Lightenburger and others have pointed out that numerous structures have been built next to the river within the town of Dolores, which because it is incorporated is not subject to the county’s planning regulations. Mate said that’s because the town is more than 100 years old and when it was incorporated nobody worried about floodplain protection.
“You have to look at what mitigation you can do,” she said. “The library has done some.”
During the roughly two years that the working group met, members learned a great deal about water quality, rivers, and floodplain protection through presentations from different experts, according to Kantor and Mate.
“People came together realizing for today, tomorrow, 10 years from now, 20 years from now, the importance of the water in the Dolores River Valley for the sustenance and maintenance of the county,” Kantor said.

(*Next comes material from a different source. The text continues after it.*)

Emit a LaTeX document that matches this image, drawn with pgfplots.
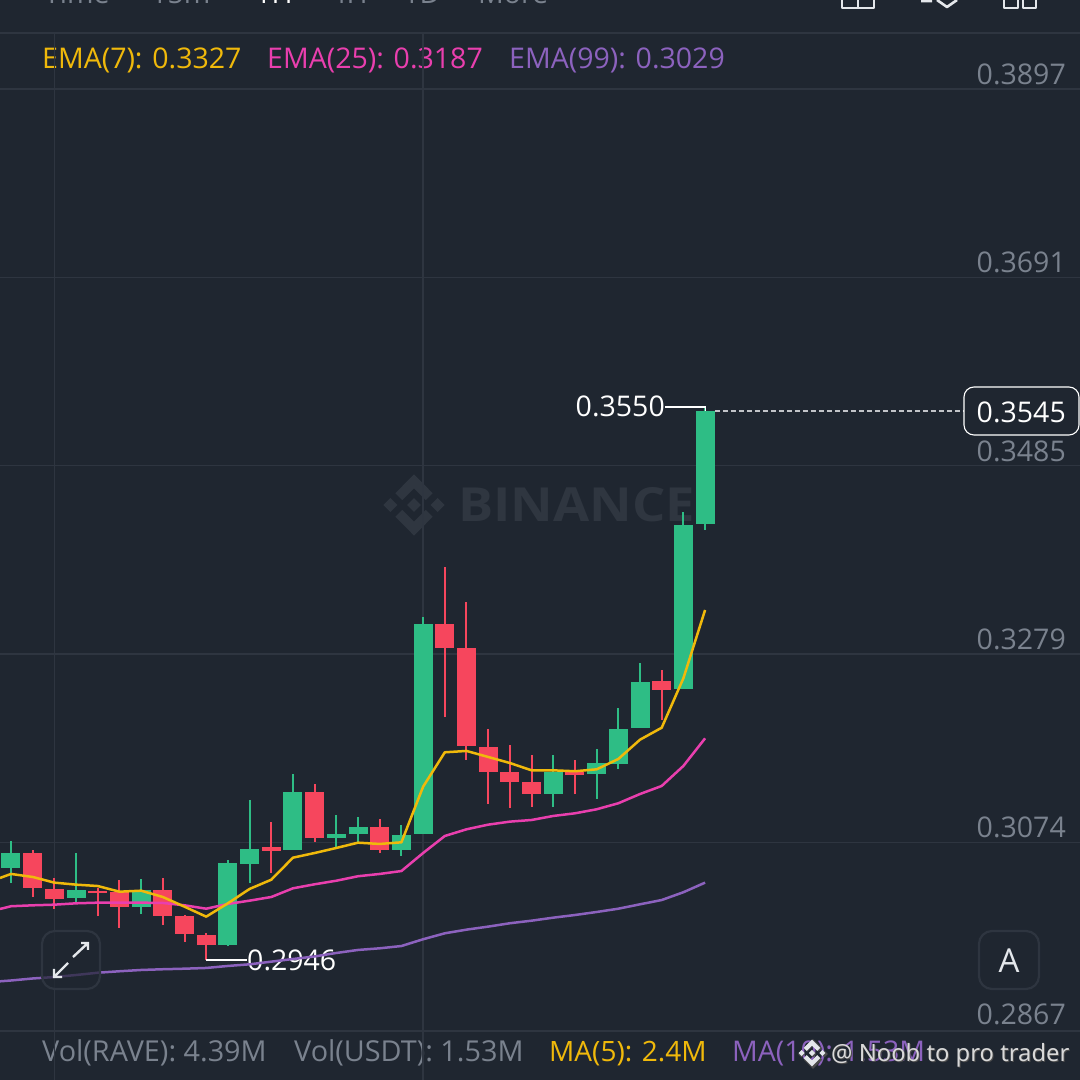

One of the things they learned, Mate said, was that too much density along rivers can impair water quality. For instance, in Cottonwood, Ariz., planners allowed too much growth to be concentrated along the Verde River, and there were numerous exceedances of water-quality standards for contaminants such as e. coli.
Lightenburger said regulating density isn’t the answer. What the river valley really needs is a sewer line, he said, and regulations requiring all new homes to tap into the line.
“If they wanted to help water quality, they’d find a way to run a sewer line and a water line up the river. There are grants for that.” Then, he said, the county could reconsider whether stricter density limits were necessary, or it could look at every development individually. “One rule doesn’t fit all.”
“I think responsible growth can be done on the river. I’m not talking about condos and golf courses. But if someone wanted to do some nice apartment buildings with parks and livable spaces I think it should be looked at. I’m not saying to do it, just look at it.”
At present the county is looking only at loosening setback regulations, Lightenburger said, but it should reconsider the TDR system as well. “First we’ll get the setbacks and then we’ll go after the TDRs,” he predicted.